Joerg Kretschmer, who was last week found guilty of involuntary manslaughter and handed down a 21-month suspended sentence for enabling his 17-year old son to go on a shooting rampage in 2009, has appealed the verdict.

Kretschmer was convicted of negligent manslaughter as he failed to keep his 9mm Beretta pistol secure and away from the reach of his son, Tim. The failure had deadly consequences - Tim went on a shooting rampage at the Albertville high school in Winnenden, killing 15 people, before training the gun on himself on March 11, 2009. Nine of Tim's victims were fellow students at his school and three were teachers. Of the remaining three, one worked at the local psychiatric hospital and two were members of the public in nearby Wendlingen.

During the trial, the prosecutors said Kretschmer, a shooting club member who owned 15 guns, had 14 of his guns stored away in a safe as required by law but kept the pistol, which Tim used, in a linen cupboard in his bedroom, hidden under some jumpers.

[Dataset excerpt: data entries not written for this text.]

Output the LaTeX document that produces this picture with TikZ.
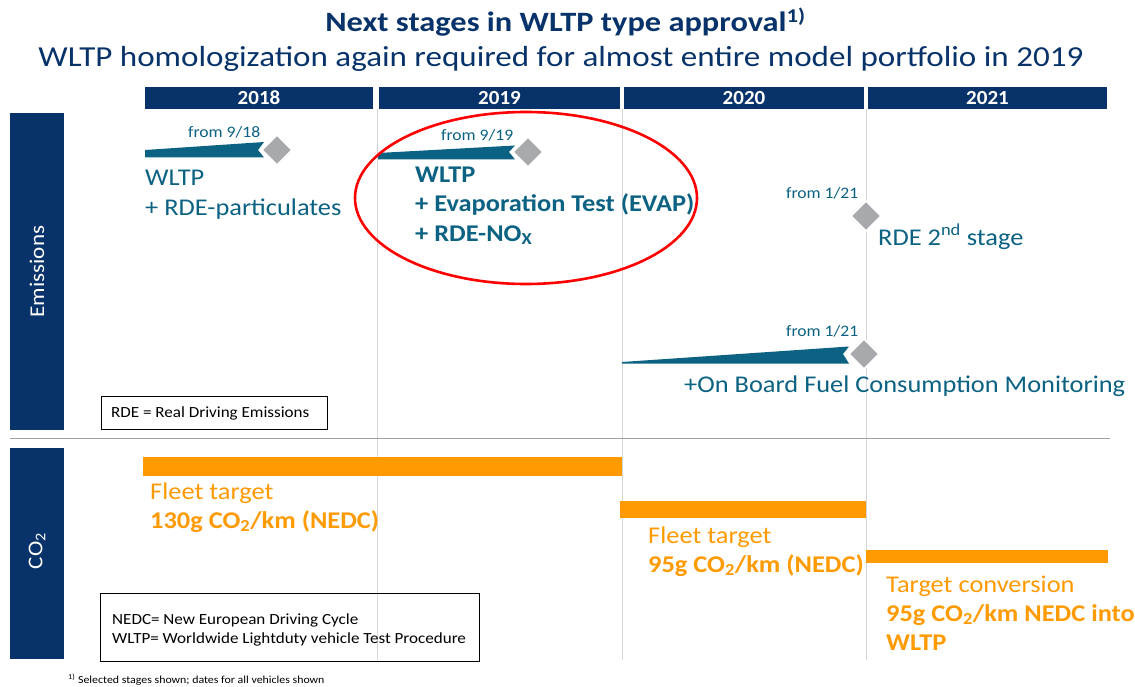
\documentclass[tikz,border=0pt]{standalone}
\usepackage{fontspec}
\setmainfont[FakeStretch=1.1]{Carlito}
\newfontfamily\titleAfont[FakeStretch=1.157]{Carlito}
\newfontfamily\titleBfont[FakeStretch=1.14]{Carlito}
\newfontfamily\yearfont[FakeStretch=1.05]{Carlito}
\definecolor{navy}{HTML}{08336A}
\definecolor{teal2}{HTML}{0B6283}
\definecolor{orng}{HTML}{FF9A00}
\definecolor{dgray}{HTML}{A7A9AD}
\definecolor{gridc}{HTML}{D6D6D6}
\definecolor{sepc}{HTML}{A0A0A0}
\newcommand\fsz[1]{\fontsize{#1}{#1}\selectfont}
\begin{document}
\begin{tikzpicture}[x=1pt,y=-1pt,
  txt/.style={anchor=base west, inner sep=0pt},
  tealtxt/.style={txt, text=teal2, font=\fsz{24}},
  tealbold/.style={txt, text=teal2, font=\fsz{24}\bfseries},
  fromtxt/.style={txt, text=teal2, font=\fsz{16}},
  orgtxt/.style={txt, text=orng, font=\fsz{24}},
  orgbold/.style={txt, text=orng, font=\fsz{24}\bfseries},
  yearbar/.style={fill=navy},
  yeartxt/.style={text=white, font=\yearfont\fsz{20}\bfseries, inner sep=0pt},
  sidebar/.style={fill=navy},
  sidetxt/.style={text=white, font=\fsz{21}, rotate=90, inner sep=0pt},
  wedge/.style={fill=teal2},
  milestone/.style={fill=dgray, draw=white, line width=1.5pt},
  gridline/.style={draw=gridc, line width=0.9pt},
  obar/.style={fill=orng},
  legbox/.style={draw=black, line width=1pt},
  legtxt/.style={txt, text=black, font=\fsz{15.5}}
]
\useasboundingbox[fill=white] (0,0) rectangle (1135,687);

% titles
\node[anchor=base, inner sep=0pt, text=navy, font=\titleAfont\fsz{28}\bfseries] (t1) at (565.5,32) {Next stages in WLTP type approval\textsuperscript{1)}};
\node[anchor=base, inner sep=0pt, text=navy, font=\titleBfont\fsz{29}] (t2) at (561,67) {WLTP homologization again required for almost entire model portfolio in 2019};

% grid lines
\draw[gridline] (377,109) -- (377,660);
\draw[gridline] (622,109) -- (622,660);
\draw[gridline] (866,109) -- (866,660);

% year bars
\fill[yearbar] (145,87) rectangle (373,109);
\fill[yearbar] (379,87) rectangle (620,109);
\fill[yearbar] (624,87) rectangle (864,109);
\fill[yearbar] (868,87) rectangle (1107,109);
\node[yeartxt] (y18) at (259,98) {2018};
\node[yeartxt] (y19) at (499.5,98) {2019};
\node[yeartxt] (y20) at (744,98) {2020};
\node[yeartxt] (y21) at (987.5,98) {2021};

% side bars
\fill[sidebar] (10,113) rectangle (64,430);
\fill[sidebar] (10,448) rectangle (64,659);
\node[sidetxt] (em) at (37,271.5) {Emissions};
\node[sidetxt] (co) at (37,551) {CO\textsubscript{2}};

% separator
\draw[draw=sepc, line width=1.3pt] (10,438.5) -- (1110,438.5);

% 2018 milestone
\fill[wedge] (145,150) -- (264,142) -- (258,150) -- (264,157.5) -- (145,157.5) -- cycle;
\path[milestone] (277,135) -- (292,150) -- (277,165) -- (262,150) -- cycle;
\node[fromtxt] (f18) at (188,138) {from 9/18};
\node[tealtxt] (a1) at (145,186) {WLTP};
\node[tealtxt] (a2) at (145,215) {+ RDE-particulates};

% 2019 milestone
\fill[wedge] (378,153) -- (515,145.5) -- (509,152) -- (515,159.5) -- (378,159.5) -- cycle;
\path[milestone] (528,137) -- (543,152) -- (528,167) -- (513,152) -- cycle;
\node[fromtxt] (f19) at (441,141) {from 9/19};
\node[tealbold] (b1) at (415,183) {WLTP};
\node[tealbold] (b2) at (415,212) {+ Evaporation Test (EVAP)};
\node[tealbold] (b3) at (415,241) {+ RDE-NO\textsubscript{X}};
\draw[red, line width=2.6pt] (526,198) ellipse [x radius=171pt, y radius=86pt];

% 2021 RDE 2nd stage
\path[milestone] (866,201) -- (881,216) -- (866,231) -- (851,216) -- cycle;
\node[fromtxt] (f21a) at (786,199) {from 1/21};
\node[tealtxt] (c1) at (878,245) {RDE 2\textsuperscript{nd} stage};

% On board fuel consumption
\fill[wedge] (622,362) -- (849,346.5) -- (843,354) -- (849,363.5) -- (622,363.5) -- cycle;
\path[milestone] (864,339) -- (879,354) -- (864,369) -- (849,354) -- cycle;
\node[fromtxt] (f21b) at (786,336) {from 1/21};
\node[tealtxt] (d1) at (684,392) {+On Board Fuel Consumption Monitoring};

% RDE legend
\draw[legbox] (101,396) rectangle (327,429);
\node[legtxt] (l1) at (111,417) {RDE = Real Driving Emissions};

% CO2 bars
\fill[obar] (143,457) rectangle (622,476);
\fill[obar] (620,501) rectangle (866,518);
\fill[obar] (866,550) rectangle (1108,563);
\node[orgtxt] (o1) at (150,499) {Fleet target};
\node[orgbold] (o2) at (150,528) {130g CO\textsubscript{2}/km (NEDC)};
\node[orgtxt] (p1) at (648,543) {Fleet target};
\node[orgbold] (p2) at (648,572) {95g CO\textsubscript{2}/km (NEDC)};
\node[orgtxt] (q1) at (886,592) {Target conversion};
\node[orgbold] (q2) at (886,621) {95g CO\textsubscript{2}/km NEDC into};
\node[orgbold] (q3) at (886,650) {WLTP};

% NEDC legend
\draw[legbox] (100,593) rectangle (479,661);
\node[legtxt] (n1) at (112,624) {NEDC= New European Driving Cycle};
\node[legtxt] (n2) at (112,643) {WLTP= Worldwide Lightduty vehicle Test Procedure};

% footnote
\node[txt, font=\fsz{10.8}] (fn) at (68,683) {\textsuperscript{1)} Selected stages shown; dates for all vehicles shown};
\end{tikzpicture}
\end{document}
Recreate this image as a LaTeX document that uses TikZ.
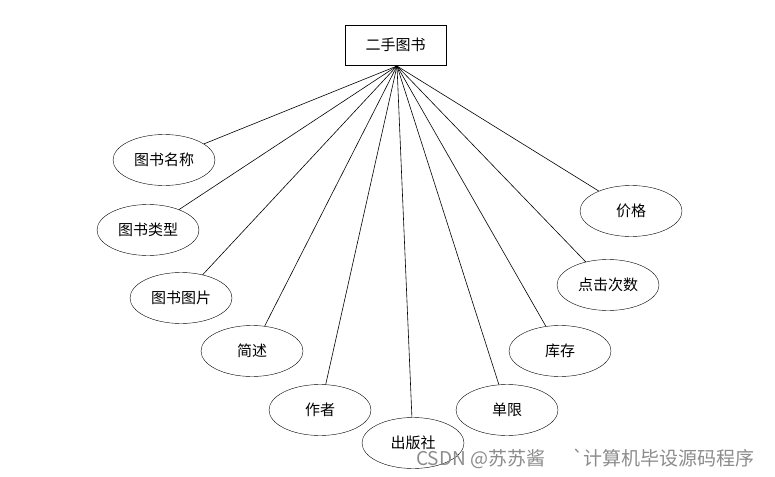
\documentclass[tikz,border=0pt]{standalone}
\usepackage{fontspec}
\usetikzlibrary{shapes.geometric}
\newfontfamily\cjk{Noto Sans CJK SC}
\begin{document}
\begin{tikzpicture}[x=1pt,y=-1pt,
  attr/.style={draw,ellipse,minimum width=102pt,minimum height=51pt,inner sep=0pt,font=\cjk\fontsize{15}{17}\selectfont},
  ent/.style={draw,rectangle,minimum width=101pt,minimum height=40pt,inner sep=0pt,font=\cjk\fontsize{15}{17}\selectfont},
  link/.style={draw,line width=0.6pt}]
\useasboundingbox[fill=white] (0,0) rectangle (775,476);
\node[ent] (root) at (395.5,45) {二手图书};
\coordinate (hub) at (397,66);
\node[attr] (a1) at (164,160) {图书名称};
\node[attr] (a2) at (148,230) {图书类型};
\node[attr] (a3) at (181,298) {图书图片};
\node[attr] (a4) at (252,351) {简述};
\node[attr] (a5) at (320,410) {作者};
\node[attr] (a6) at (413,443) {出版社};
\node[attr] (a7) at (507,410) {单限};
\node[attr] (a8) at (560,351) {库存};
\node[attr] (a9) at (608,285) {点击次数};
\node[attr] (a10) at (631,211) {价格};
\foreach \n in {a1,a2,a3,a4,a5,a6,a7,a8,a9,a10}{\draw[link] (hub) -- (\n);}
\node[anchor=base west,text=black!45,inner sep=0pt,font=\cjk\fontsize{19}{21}\selectfont] (wm) at (416,465) {CSDN @苏苏酱\hspace{27pt}`计算机毕设源码程序};
\end{tikzpicture}
\end{document}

A court in Stuttgart court had held that the 52-year-old businessman had failed to keep his registered pistol and ammunition locked away from his son, who had shown signs of manic depression prior to the lethal rampage.

Weapons and ammunition were not separated sufficiently, Judge Reiner Skujat said.

The shooting incident at Winnenden wouldn't have happened without the utter mistake of the accused in his storage of the firearm, the judge said, convicting Kretschmer on 15 counts of homicide by negligence and 14 counts of causing bodily harm by negligence, as well as charges under gun safety laws.

However, Kretschmer's lawyer said they would appeal the verdict as it was not in line with the original charges, which merely related to gun safety.